>>>

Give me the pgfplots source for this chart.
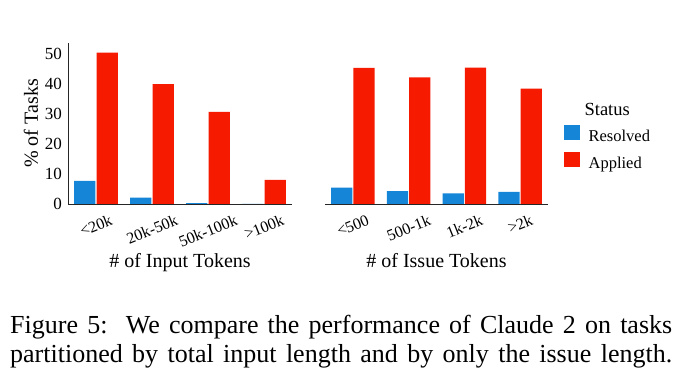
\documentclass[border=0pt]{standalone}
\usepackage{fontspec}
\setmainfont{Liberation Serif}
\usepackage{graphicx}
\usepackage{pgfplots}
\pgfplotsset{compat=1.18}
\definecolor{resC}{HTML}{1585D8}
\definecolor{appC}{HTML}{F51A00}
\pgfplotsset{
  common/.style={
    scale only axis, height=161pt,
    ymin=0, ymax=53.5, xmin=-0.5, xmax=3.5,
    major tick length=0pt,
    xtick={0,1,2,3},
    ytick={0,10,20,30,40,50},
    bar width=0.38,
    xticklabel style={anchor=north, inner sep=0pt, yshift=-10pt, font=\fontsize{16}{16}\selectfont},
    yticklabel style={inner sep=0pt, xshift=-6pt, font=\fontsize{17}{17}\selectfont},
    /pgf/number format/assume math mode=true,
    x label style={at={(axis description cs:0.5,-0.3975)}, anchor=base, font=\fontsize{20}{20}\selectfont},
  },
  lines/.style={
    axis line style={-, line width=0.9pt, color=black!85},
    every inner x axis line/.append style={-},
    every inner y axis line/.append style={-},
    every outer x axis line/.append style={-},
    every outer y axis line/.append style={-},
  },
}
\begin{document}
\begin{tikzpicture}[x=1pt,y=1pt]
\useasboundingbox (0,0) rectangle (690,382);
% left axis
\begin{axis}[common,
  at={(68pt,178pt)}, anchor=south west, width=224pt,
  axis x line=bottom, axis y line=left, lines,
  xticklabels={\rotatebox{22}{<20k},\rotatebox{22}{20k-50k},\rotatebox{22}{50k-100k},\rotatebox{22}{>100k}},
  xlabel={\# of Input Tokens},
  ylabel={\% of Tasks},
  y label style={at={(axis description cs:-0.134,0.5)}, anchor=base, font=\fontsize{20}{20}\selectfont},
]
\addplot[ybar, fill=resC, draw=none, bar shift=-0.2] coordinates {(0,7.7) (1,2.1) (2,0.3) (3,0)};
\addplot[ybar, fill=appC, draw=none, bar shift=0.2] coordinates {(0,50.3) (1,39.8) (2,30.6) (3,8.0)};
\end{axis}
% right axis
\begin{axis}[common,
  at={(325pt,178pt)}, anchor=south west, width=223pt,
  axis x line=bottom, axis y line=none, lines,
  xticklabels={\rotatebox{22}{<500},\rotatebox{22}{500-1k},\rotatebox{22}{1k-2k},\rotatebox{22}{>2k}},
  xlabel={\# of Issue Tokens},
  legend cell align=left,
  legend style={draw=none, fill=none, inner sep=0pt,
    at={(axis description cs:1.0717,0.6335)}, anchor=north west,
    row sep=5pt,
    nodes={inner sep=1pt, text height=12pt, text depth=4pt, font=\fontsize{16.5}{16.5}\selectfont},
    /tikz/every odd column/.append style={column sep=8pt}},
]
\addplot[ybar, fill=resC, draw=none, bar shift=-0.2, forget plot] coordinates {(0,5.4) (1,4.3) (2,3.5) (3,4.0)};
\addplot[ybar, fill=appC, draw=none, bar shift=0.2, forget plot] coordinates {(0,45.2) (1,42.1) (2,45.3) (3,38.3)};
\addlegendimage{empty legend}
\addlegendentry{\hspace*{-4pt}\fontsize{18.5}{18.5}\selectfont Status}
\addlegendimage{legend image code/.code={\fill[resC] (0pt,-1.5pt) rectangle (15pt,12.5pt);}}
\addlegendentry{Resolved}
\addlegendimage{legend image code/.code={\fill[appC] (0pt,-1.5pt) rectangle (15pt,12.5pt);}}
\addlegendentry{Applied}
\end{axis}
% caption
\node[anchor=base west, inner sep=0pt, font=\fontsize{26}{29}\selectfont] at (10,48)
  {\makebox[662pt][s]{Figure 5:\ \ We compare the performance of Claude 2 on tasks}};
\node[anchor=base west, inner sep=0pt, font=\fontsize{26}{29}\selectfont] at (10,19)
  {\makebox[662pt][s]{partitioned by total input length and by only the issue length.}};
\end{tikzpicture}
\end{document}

<<<

### Exercise brief
Reproduce the material in its entirety and word for word, without the pictures.

### In response
Give me the pgfplots source for this chart.
\documentclass[border=0pt]{standalone}
\usepackage{fontspec}
\setmainfont{Liberation Serif}
\usepackage{graphicx}
\usepackage{pgfplots}
\pgfplotsset{compat=1.18}
\definecolor{resC}{HTML}{1585D8}
\definecolor{appC}{HTML}{F51A00}
\pgfplotsset{
  common/.style={
    scale only axis, height=161pt,
    ymin=0, ymax=53.5, xmin=-0.5, xmax=3.5,
    major tick length=0pt,
    xtick={0,1,2,3},
    ytick={0,10,20,30,40,50},
    bar width=0.38,
    xticklabel style={anchor=north, inner sep=0pt, yshift=-10pt, font=\fontsize{16}{16}\selectfont},
    yticklabel style={inner sep=0pt, xshift=-6pt, font=\fontsize{17}{17}\selectfont},
    /pgf/number format/assume math mode=true,
    x label style={at={(axis description cs:0.5,-0.3975)}, anchor=base, font=\fontsize{20}{20}\selectfont},
  },
  lines/.style={
    axis line style={-, line width=0.9pt, color=black!85},
    every inner x axis line/.append style={-},
    every inner y axis line/.append style={-},
    every outer x axis line/.append style={-},
    every outer y axis line/.append style={-},
  },
}
\begin{document}
\begin{tikzpicture}[x=1pt,y=1pt]
\useasboundingbox (0,0) rectangle (690,382);
% left axis
\begin{axis}[common,
  at={(68pt,178pt)}, anchor=south west, width=224pt,
  axis x line=bottom, axis y line=left, lines,
  xticklabels={\rotatebox{22}{<20k},\rotatebox{22}{20k-50k},\rotatebox{22}{50k-100k},\rotatebox{22}{>100k}},
  xlabel={\# of Input Tokens},
  ylabel={\% of Tasks},
  y label style={at={(axis description cs:-0.134,0.5)}, anchor=base, font=\fontsize{20}{20}\selectfont},
]
\addplot[ybar, fill=resC, draw=none, bar shift=-0.2] coordinates {(0,7.7) (1,2.1) (2,0.3) (3,0)};
\addplot[ybar, fill=appC, draw=none, bar shift=0.2] coordinates {(0,50.3) (1,39.8) (2,30.6) (3,8.0)};
\end{axis}
% right axis
\begin{axis}[common,
  at={(325pt,178pt)}, anchor=south west, width=223pt,
  axis x line=bottom, axis y line=none, lines,
  xticklabels={\rotatebox{22}{<500},\rotatebox{22}{500-1k},\rotatebox{22}{1k-2k},\rotatebox{22}{>2k}},
  xlabel={\# of Issue Tokens},
  legend cell align=left,
  legend style={draw=none, fill=none, inner sep=0pt,
    at={(axis description cs:1.0717,0.6335)}, anchor=north west,
    row sep=5pt,
    nodes={inner sep=1pt, text height=12pt, text depth=4pt, font=\fontsize{16.5}{16.5}\selectfont},
    /tikz/every odd column/.append style={column sep=8pt}},
]
\addplot[ybar, fill=resC, draw=none, bar shift=-0.2, forget plot] coordinates {(0,5.4) (1,4.3) (2,3.5) (3,4.0)};
\addplot[ybar, fill=appC, draw=none, bar shift=0.2, forget plot] coordinates {(0,45.2) (1,42.1) (2,45.3) (3,38.3)};
\addlegendimage{empty legend}
\addlegendentry{\hspace*{-4pt}\fontsize{18.5}{18.5}\selectfont Status}
\addlegendimage{legend image code/.code={\fill[resC] (0pt,-1.5pt) rectangle (15pt,12.5pt);}}
\addlegendentry{Resolved}
\addlegendimage{legend image code/.code={\fill[appC] (0pt,-1.5pt) rectangle (15pt,12.5pt);}}
\addlegendentry{Applied}
\end{axis}
% caption
\node[anchor=base west, inner sep=0pt, font=\fontsize{26}{29}\selectfont] at (10,48)
  {\makebox[662pt][s]{Figure 5:\ \ We compare the performance of Claude 2 on tasks}};
\node[anchor=base west, inner sep=0pt, font=\fontsize{26}{29}\selectfont] at (10,19)
  {\makebox[662pt][s]{partitioned by total input length and by only the issue length.}};
\end{tikzpicture}
\end{document}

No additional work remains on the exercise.